The road is long. One regular theme is not overestimating young players' "professionalism" and game understanding.
1. "Be a punch first team." Excellence can't be a sometime approach. There's no on-off switch. When teams aren't ready to play, holes get dug that are hard to escape.
2. Win in space. Spacing isn't optional. The ball is magnetic, attracting all players, including offense. "Magnetism" compromises spacing. "." Traffic is bad for an offense and shrinking space is good defense.
3. Basketball at a glance
- What's the player and ball movement?
- What's the proximity of defenders to the ball? "Color on color..."
4. Attend to details. Coach Wooden didn't say, "Little things make big things happen" for no reason.
5. Cliches share truth.
- Space and time matter. On time and on target passing count.
- Get separation with change of pace and change of direction.
- Cut urgently. Lazy cutting doesn't get separation.
6. Turnovers kill time - a player's minutes and a coach's longevity.
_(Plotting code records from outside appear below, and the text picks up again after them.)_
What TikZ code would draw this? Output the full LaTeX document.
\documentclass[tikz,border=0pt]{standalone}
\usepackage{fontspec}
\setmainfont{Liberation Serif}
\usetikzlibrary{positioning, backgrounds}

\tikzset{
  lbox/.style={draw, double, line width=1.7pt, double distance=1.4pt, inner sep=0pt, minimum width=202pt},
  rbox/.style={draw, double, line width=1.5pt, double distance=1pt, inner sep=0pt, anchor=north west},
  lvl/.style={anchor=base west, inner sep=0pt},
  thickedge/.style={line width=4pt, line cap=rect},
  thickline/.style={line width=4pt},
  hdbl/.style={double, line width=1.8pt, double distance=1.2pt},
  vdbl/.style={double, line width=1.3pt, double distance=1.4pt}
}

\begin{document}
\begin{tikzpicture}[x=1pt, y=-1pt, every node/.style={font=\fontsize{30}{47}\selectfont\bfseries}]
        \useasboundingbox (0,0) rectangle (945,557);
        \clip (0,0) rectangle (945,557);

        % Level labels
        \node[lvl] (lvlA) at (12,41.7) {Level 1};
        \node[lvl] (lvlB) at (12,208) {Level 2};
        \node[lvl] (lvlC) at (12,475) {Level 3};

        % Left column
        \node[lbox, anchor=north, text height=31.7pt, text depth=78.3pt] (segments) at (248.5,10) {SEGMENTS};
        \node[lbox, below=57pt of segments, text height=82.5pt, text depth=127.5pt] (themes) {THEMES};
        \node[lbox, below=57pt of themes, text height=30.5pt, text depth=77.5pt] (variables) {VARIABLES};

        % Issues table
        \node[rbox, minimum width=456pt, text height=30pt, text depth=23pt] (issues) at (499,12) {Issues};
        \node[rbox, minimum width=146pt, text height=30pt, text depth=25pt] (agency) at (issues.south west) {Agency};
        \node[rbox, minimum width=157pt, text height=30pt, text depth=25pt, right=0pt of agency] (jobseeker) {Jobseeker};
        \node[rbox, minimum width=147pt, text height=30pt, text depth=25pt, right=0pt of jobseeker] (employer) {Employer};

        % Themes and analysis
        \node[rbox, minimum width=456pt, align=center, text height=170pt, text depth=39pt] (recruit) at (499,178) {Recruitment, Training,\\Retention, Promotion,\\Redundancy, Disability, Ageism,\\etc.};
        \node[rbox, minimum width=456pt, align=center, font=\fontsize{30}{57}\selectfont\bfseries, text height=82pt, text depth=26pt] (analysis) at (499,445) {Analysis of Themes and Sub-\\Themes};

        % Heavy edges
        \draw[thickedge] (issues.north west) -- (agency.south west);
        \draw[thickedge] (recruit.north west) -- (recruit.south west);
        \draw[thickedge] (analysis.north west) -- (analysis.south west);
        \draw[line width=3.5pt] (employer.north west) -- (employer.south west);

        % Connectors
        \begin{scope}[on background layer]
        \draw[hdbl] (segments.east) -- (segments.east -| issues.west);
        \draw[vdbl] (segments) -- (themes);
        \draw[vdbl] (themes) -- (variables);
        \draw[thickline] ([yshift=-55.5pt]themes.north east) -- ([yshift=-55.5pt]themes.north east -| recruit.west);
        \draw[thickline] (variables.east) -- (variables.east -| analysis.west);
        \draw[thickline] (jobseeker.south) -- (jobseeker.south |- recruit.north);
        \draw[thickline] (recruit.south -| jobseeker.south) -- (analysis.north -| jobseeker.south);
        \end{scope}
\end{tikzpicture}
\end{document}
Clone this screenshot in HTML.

Live-ball turnovers translate to offensive high points per possession.
7. "Fouls negate hustle." Discipline determines destiny.
8. "Four ways to score." If you intend to be a scorer, execute a plan for scoring at all three levels (as appropriate to your size), getting o-boards, free throws, and transition scores.
9. "Win the 95." 95 percent of the time if you're not the point guard, you don't have the ball. Impact the game without the ball.
10.Impact winning. Your play speaks for itself.
Lagniappe (something extra).
Jay Bilas's Toughness ESPN article. Print and save.
Lagniappe 2. "Every day is player development day."